The highest price for gasoline in the lower 48 states among the markets surveyed was in San Francisco, at $3.88 a gallon, Lundberg said. The lowest price was in Baton Rouge, Louisiana, where customers paid an average $3.11 a gallon. Regular gasoline averaged $3.64 a gallon on Long Island, New York, and $3.76 in Los Angeles.

West Texas Intermediate crude, the U.S. benchmark priced in Cushing, Oklahoma, fell 36 cents, or 0.4%, to $93.29 a barrel on the New York Mercantile Exchange in the two weeks to Sept. 5.

Refineries processed 16.43 million barrels a day in the week ended Aug. 29, the highest level for the end of August in Energy Information Administration (EIA) records dating back to 1989. Refinery inputs reached a record 16.63 million barrels a day the week of July 11.

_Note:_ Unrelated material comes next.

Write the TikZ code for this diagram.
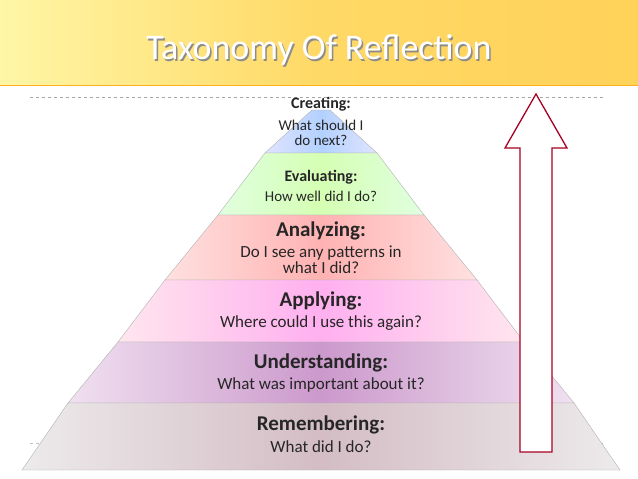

Plants are taking advantage of the U.S. shale boom, which has raised oil production 63% in the past five years. The increased output has pushed the settlement price of U.S. benchmark WTI futures below European Brent every day since Aug. 17, 2010.

Gasoline futures on the Nymex slipped 15.5 cents, or 5.7%, to $2.5834 a gallon in the two weeks ended Sept. 5, as the front-month contract switched from September to October. That marks the change between less-volatile and more-expensive summer gasoline to winter gasoline.

Gasoline stockpiles fell by 2.32 million barrels to 210 million, EIA data show. Demand over the four weeks ended Aug. 29 was 9.069 million barrels a day.